Scientist scanned his brain 2X a week for more than a year, and what he found will change the game

If you’ve ever felt an attachment to coffee, Russell Poldrack’s brain shares your pain—or so it appears, according to his newly published data. Poldrack drew blood and scanned his brain twice a week for 18 months—which makes his brain the most studied brain in the world—and has already made some interesting discoveries. (Although he needs your help making more.)

Poldrack began his experiment at the University of Texas before finishing it at Stanford, in the hopes of achieving a greater understanding of how different parts of the brain talk to each other and how this behavior changes with time.

At any given moment, many different regions of the brain are probably communicating with each other, assuring that the proper actions are taken to deal with whatever situation is at hand. This crosstalk happens across dozens of networks—collectively known as the connectome.

According to his paper in Nature Communications, Poldrack aimed to study these connections by climbing into an MRI machine every Tuesday and Thursday for a year and a half, having his brain scanned for 10 minutes. On Tuesdays, he further fasted and had his blood drawn, in order to analyze the connections between brain behavior and genes. For each scan, Poldrack attempted to do more or less absolutely nothing.

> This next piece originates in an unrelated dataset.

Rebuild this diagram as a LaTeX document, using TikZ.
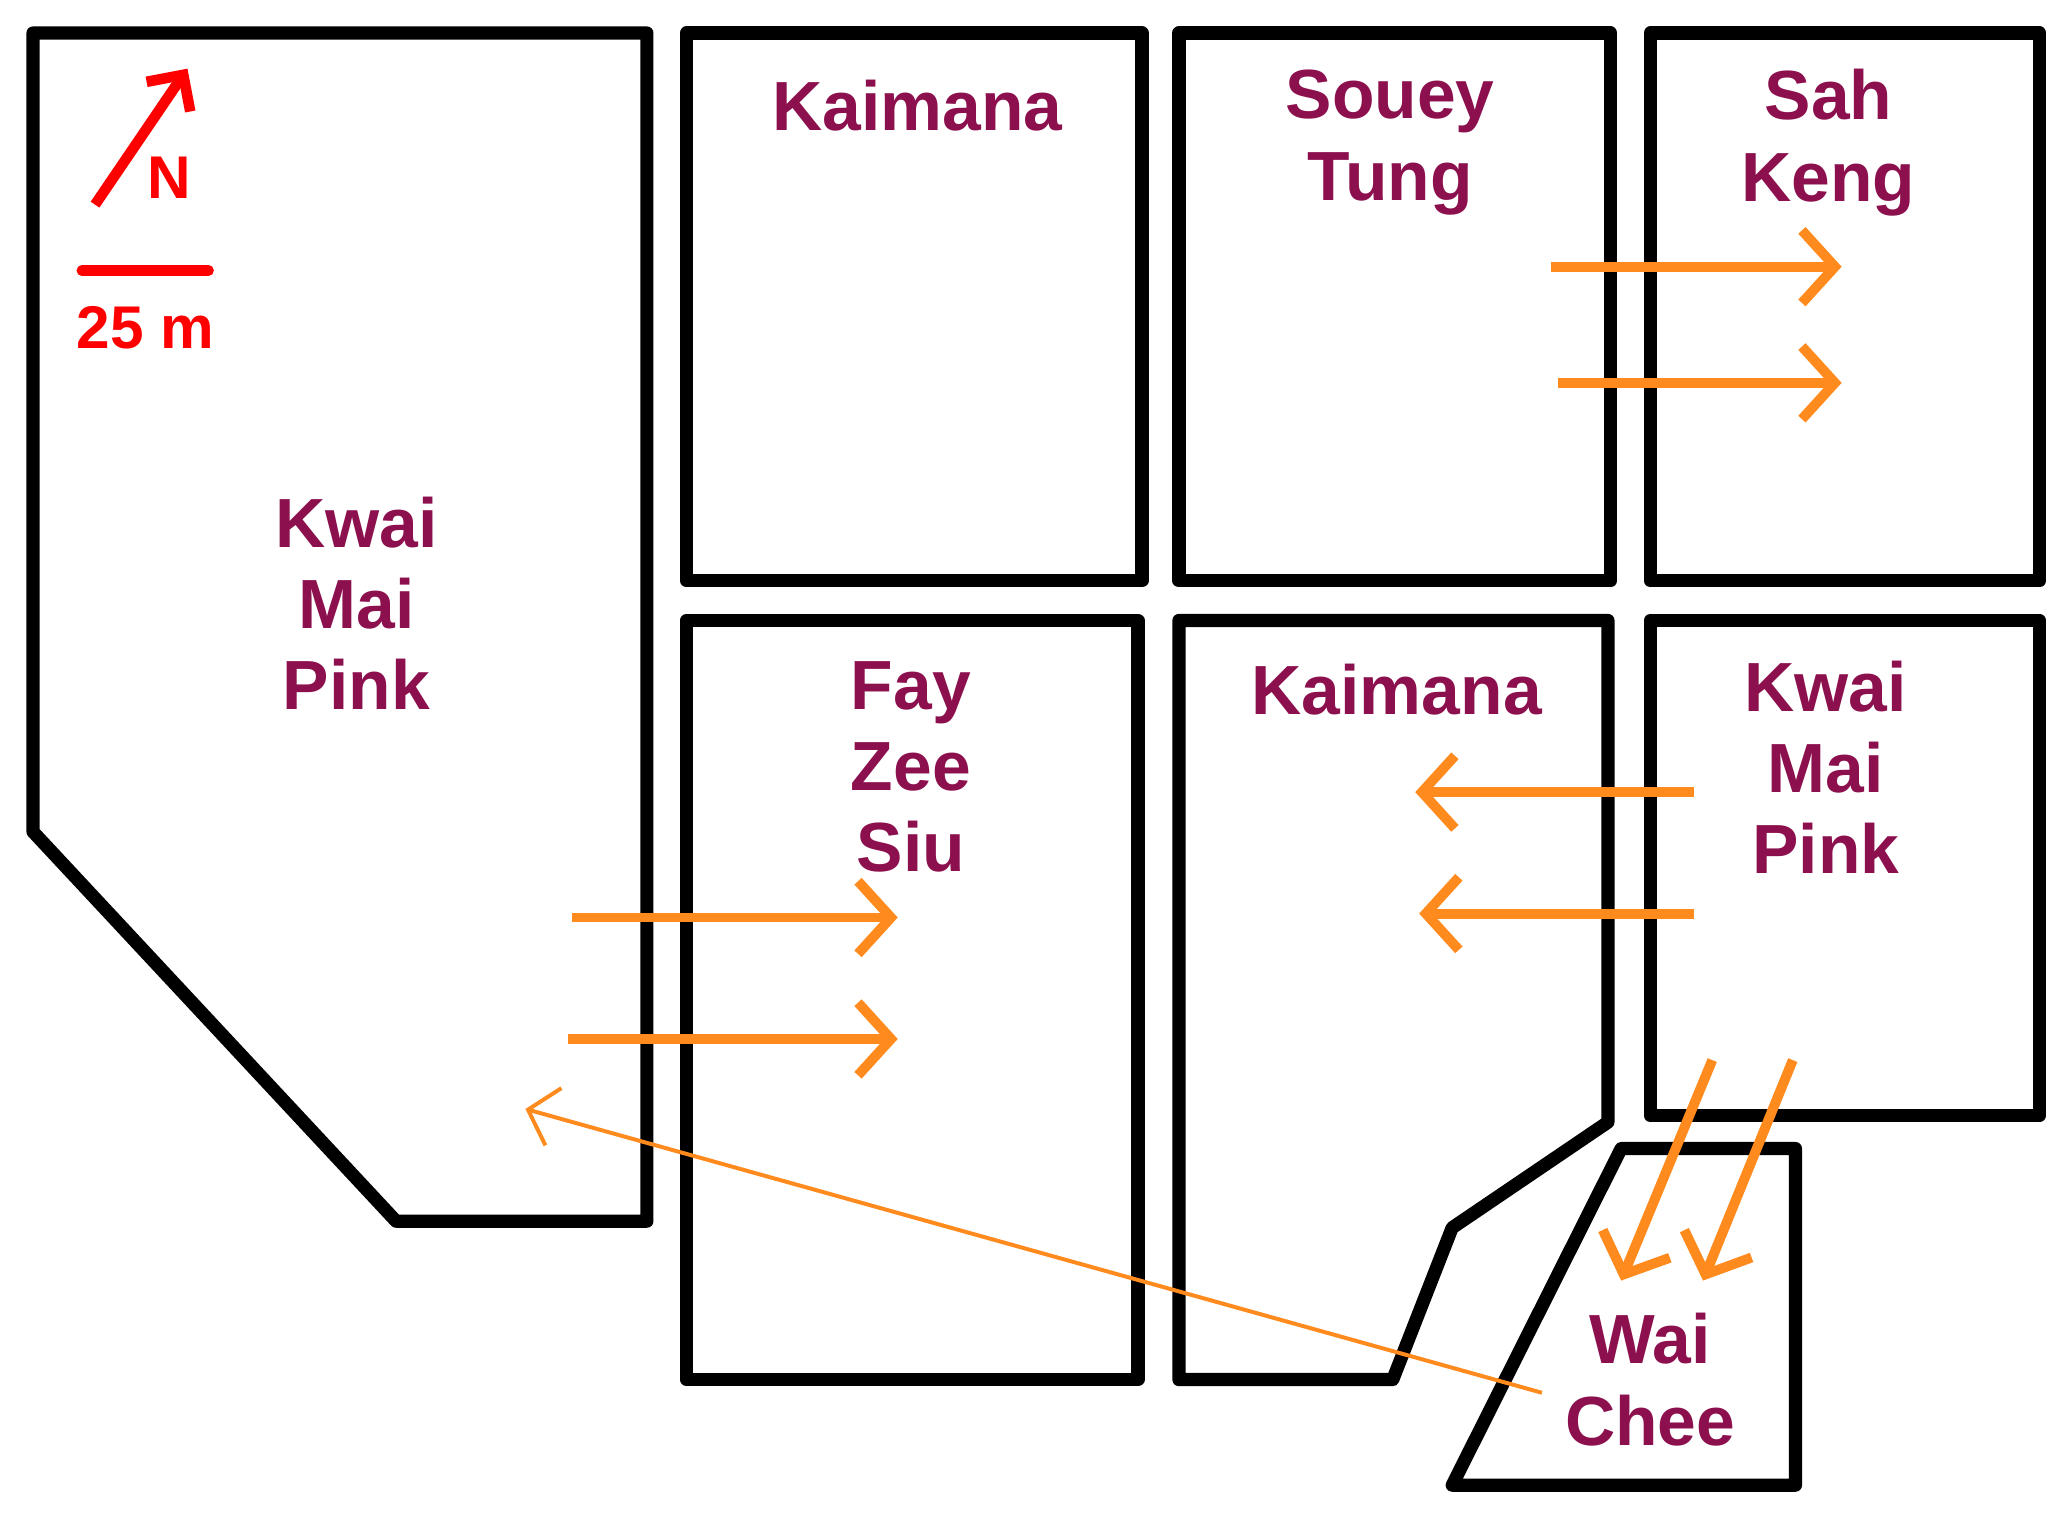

“I would get in the MRI and basically close my eyes and zone out while it took a picture of my brain every second for 10 minutes,” he said in a statement. “Once we had that data, we could get ideas of which regions of my brain are talking to each other by how correlated they are over time. This tells us how much connectivity there is within each network.”

Caffeine radically changes brain connectivity

This connectivity was surprisingly consistent across the months, although there were some changes of note. For example, on the days he fasted: “Easily the biggest factor we found in terms of affecting my brain connectivity was whether I had had breakfast and caffeine or not,” Poldrack said.

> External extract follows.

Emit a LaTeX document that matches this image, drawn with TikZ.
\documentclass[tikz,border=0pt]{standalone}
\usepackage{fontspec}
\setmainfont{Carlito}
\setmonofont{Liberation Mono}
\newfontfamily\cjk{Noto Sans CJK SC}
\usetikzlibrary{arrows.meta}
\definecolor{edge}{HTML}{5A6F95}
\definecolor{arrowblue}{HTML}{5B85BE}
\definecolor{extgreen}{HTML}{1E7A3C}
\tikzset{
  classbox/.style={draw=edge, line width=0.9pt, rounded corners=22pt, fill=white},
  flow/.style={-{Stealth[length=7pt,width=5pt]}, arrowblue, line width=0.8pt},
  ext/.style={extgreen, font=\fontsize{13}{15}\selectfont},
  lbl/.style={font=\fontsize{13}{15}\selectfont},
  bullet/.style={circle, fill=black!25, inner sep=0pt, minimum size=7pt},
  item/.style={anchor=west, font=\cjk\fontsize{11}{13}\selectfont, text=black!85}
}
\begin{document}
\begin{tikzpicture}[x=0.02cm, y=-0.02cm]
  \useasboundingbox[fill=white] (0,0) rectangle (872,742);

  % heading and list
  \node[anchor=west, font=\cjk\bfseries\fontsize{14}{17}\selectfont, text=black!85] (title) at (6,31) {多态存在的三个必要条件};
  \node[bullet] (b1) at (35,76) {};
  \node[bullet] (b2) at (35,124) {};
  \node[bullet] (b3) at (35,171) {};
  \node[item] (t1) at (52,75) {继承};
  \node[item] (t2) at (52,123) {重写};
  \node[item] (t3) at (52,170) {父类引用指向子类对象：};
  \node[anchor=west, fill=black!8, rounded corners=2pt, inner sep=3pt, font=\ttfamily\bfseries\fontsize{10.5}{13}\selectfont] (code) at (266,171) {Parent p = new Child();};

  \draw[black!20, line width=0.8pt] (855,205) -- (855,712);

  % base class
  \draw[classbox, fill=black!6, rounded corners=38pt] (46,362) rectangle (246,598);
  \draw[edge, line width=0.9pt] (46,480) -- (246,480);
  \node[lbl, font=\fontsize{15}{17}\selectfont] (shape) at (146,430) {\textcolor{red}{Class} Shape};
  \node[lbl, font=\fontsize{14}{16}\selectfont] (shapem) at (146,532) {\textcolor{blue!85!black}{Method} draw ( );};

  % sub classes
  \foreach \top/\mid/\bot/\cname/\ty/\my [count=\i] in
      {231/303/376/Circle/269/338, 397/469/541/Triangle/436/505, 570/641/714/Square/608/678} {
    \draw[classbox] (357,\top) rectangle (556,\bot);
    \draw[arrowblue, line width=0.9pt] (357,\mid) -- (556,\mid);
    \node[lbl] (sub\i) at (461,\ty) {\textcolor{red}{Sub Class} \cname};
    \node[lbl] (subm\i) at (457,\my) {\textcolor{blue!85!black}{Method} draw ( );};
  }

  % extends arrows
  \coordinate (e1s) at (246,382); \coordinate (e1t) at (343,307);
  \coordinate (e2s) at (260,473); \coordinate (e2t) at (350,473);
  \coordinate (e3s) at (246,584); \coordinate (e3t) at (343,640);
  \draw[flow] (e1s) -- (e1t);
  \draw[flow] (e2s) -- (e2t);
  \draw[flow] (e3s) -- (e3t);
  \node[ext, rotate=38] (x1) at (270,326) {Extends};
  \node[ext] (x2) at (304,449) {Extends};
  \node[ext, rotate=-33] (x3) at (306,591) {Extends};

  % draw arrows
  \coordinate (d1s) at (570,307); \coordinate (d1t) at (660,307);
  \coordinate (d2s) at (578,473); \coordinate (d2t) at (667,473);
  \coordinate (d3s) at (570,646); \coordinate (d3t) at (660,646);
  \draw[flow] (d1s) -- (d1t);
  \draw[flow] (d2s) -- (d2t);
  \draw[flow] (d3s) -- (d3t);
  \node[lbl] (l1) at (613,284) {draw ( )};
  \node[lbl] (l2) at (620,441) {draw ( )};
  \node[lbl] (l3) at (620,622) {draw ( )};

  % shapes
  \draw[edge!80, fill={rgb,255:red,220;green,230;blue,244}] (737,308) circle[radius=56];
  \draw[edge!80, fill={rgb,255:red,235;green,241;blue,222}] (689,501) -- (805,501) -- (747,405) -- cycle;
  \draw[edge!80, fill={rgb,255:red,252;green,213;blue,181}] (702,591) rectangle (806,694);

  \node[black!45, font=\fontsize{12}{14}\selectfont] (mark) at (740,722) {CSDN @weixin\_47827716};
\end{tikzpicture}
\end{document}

On these days, when he was scanned before he drank his coffee, his connections rearranged themselves—an influence that had never been seen before. Specifically, the connections between the somatosensory motor network (which deals with moving your body and the sense of touch) and the systems in charge of higher vision (i.e. seeing fine detail as opposed to the larger, rougher picture) grew significantly tighter.

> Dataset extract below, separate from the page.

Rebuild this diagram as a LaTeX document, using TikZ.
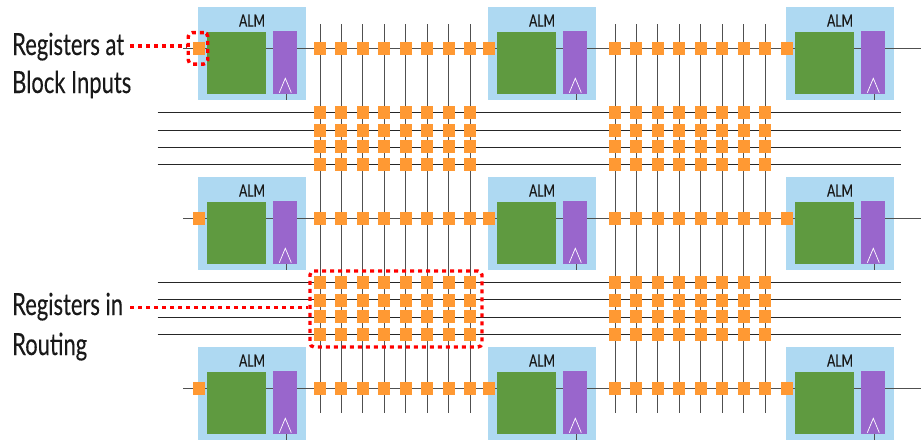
\documentclass[tikz,border=0pt]{standalone}
\usepackage{fontspec}
\newfontfamily\cond[FakeStretch=0.72,FakeBold=0.25]{Lato}
\definecolor{almblue}{HTML}{AED9F2}
\definecolor{almgreen}{HTML}{5F9A40}
\definecolor{almpurple}{HTML}{9966CC}
\definecolor{regorange}{HTML}{FF9933}
\definecolor{wiregray}{HTML}{505050}
\tikzset{
  almbox/.style={fill=almblue,draw=none,minimum width=108pt,minimum height=93pt,inner sep=0pt},
  lutbox/.style={fill=almgreen,draw=none,minimum width=59pt,minimum height=62pt,inner sep=0pt},
  ffbox/.style={fill=almpurple,draw=none,minimum width=24pt,minimum height=63pt,inner sep=0pt},
  reg/.style={fill=regorange,draw=none,minimum width=12pt,minimum height=13pt,inner sep=0pt},
  wire/.style={draw=wiregray,line width=1pt},
  route/.style={draw=black!85,line width=1pt},
  chev/.style={draw=white,line width=0.7pt},
  callout/.style={draw=red,line width=3.4pt,dash pattern=on 4pt off 4pt,rounded corners=4pt,fill=none},
  lead/.style={draw=red,line width=3.4pt,dash pattern=on 4pt off 4pt},
  almlabel/.style={font=\cond\fontsize{17}{17}\selectfont,inner sep=0pt,anchor=base,text=black!90},
  sidelabel/.style={font=\cond\fontsize{30.5}{30.5}\selectfont,inner sep=0pt,anchor=base west,text=black!90}
}
\begin{document}
\begin{tikzpicture}[x=1pt,y=-1pt]
\useasboundingbox (0,0) rectangle (921,440);
% ALM backgrounds
\foreach \r/\ya in {1/53.5,2/223.5,3/393.5}
  \foreach \c/\xa in {1/252,2/542,3/840}
    \node[almbox] (alm-\r-\c) at (\xa,\ya) {};
% vertical routing wires
\foreach \x [count=\i] in {320,341.4,362.9,384.3,405.7,427.1,448.6,470,615,636.4,657.9,679.3,700.7,722.1,743.6,765}{
  \coordinate (vt-\i) at (\x,24);
  \coordinate (vb-\i) at (\x,413);
  \draw[wire] (vt-\i) -- (vb-\i);
}
% horizontal routing wires
\foreach \y [count=\i] in {112.5,130,147,164.5,282.3,299.7,317,334.3}{
  \coordinate (hl-\i) at (157.5,\y);
  \coordinate (hr-\i) at (901,\y);
  \draw[route] (hl-\i) -- (hr-\i);
}
% row wires
\foreach \y [count=\i] in {48,218,388}{
  \coordinate (rl-\i) at (183,\y);
  \coordinate (rr-\i) at (921,\y);
  \draw[wire] (rl-\i) -- (rr-\i);
}
% ALM internals
\foreach \r/\ya in {1/0,2/170,3/340}
  \foreach \c/\xa in {1/0,2/290,3/588}{
    \node[lutbox] (lut-\r-\c) at (236.5+\xa,63+\ya) {};
    \node[ffbox] (ff-\r-\c) at (285+\xa,62.5+\ya) {};
    \coordinate (clk-\r-\c) at (286+\xa,100+\ya);
    \draw[wire] (ff-\r-\c.south -| clk-\r-\c) -- (clk-\r-\c);
    \coordinate (cha-\r-\c) at (279.3+\xa,92.7+\ya);
    \coordinate (chb-\r-\c) at (285.3+\xa,78.3+\ya);
    \coordinate (chc-\r-\c) at (291.3+\xa,92.7+\ya);
    \draw[chev] (cha-\r-\c) -- (chb-\r-\c) -- (chc-\r-\c);
    \node[almlabel] (almt-\r-\c) at (252+\xa,26.7+\ya) {ALM};
  }
% registers on the crossings
\foreach \y [count=\j] in {48,218,388,112.7,130,146.3,164,282.5,300.3,316.3,334.5}
  \foreach \x [count=\i] in {320,341.4,362.9,384.3,405.7,427.1,448.6,470,615,636.4,657.9,679.3,700.7,722.1,743.6,765}
    \node[reg] (reg-\j-\i) at (\x,\y) {};
% registers at block inputs
\foreach \y [count=\j] in {48,218,388}
  \foreach \x [count=\i] in {199,489,787}
    \node[reg] (inreg-\j-\i) at (\x,\y) {};
% side labels
\node[sidelabel] (lab1) at (12,55) {Registers at};
\node[sidelabel] (lab2) at (12,93) {Block Inputs};
\node[sidelabel] (lab3) at (12,315) {Registers in};
\node[sidelabel] (lab4) at (12,355) {Routing};
% callouts
\node[callout,minimum width=19.5pt,minimum height=31.5pt,inner sep=0pt] (box1) at (198,48.3) {};
\node[callout,minimum width=172pt,minimum height=76pt,inner sep=0pt] (box2) at (396,309) {};
\coordinate (ls1) at (130,46);
\coordinate (ls2) at (130,307.5);
\draw[lead] (ls1) -- (ls1 -| box1.west);
\draw[lead] (ls2) -- (ls2 -| box2.west);
\end{tikzpicture}
\end{document}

“That was totally unexpected, but it shows that being caffeinated radically changes the connectivity of your brain,” Poldrack said. “We don’t really know if it’s better or worse, but it’s interesting that these are relatively low-level areas.

“It may well be that I’m more fatigued on those days, and that drives the brain into this state that’s focused on integrating those basic processes more.”

The blood draws also yielded interesting results, as the change in expression of genetic material (RNA) from his white blood cells strongly correlated to his brain activity.

The results, of course, are limited to Poldrack’s state of mind (pun intended)—but the data is so useful, he hopes others of diverse backgrounds will follow his lead.

“I’m generally a pretty happy and even-keeled person,” he says. “My positive mood is almost always high, and my negative mood is almost always non-existent. It would be interesting to scan people with a wider emotional variation and see how their connections look over time.”

Looking to others for help

Scans from others may help researchers discover differences between healthy brains and those of patients with neurological disorders that may stem from disrupted connectivity—like schizophrenia.

Of course, the researchers have only scratched the surface of the enormous quantity of data from Poldrack’s scans—and so have put the entire dataset online with various tools, in the hopes that others will discover new connections he never considered. Not that all of it can be understood at the moment.

“It’s a hard dataset to know what to do with, because it’s hard to tell if something is noise or if it’s real with just one person. But there’s potentially some really interesting stuff here,” he said. “There are a ton of relationships between brain connectivity and gene expression in the blood, that are clearly there and seem to be strong, but we just don’t have a way to understand them based on current neuroscience.”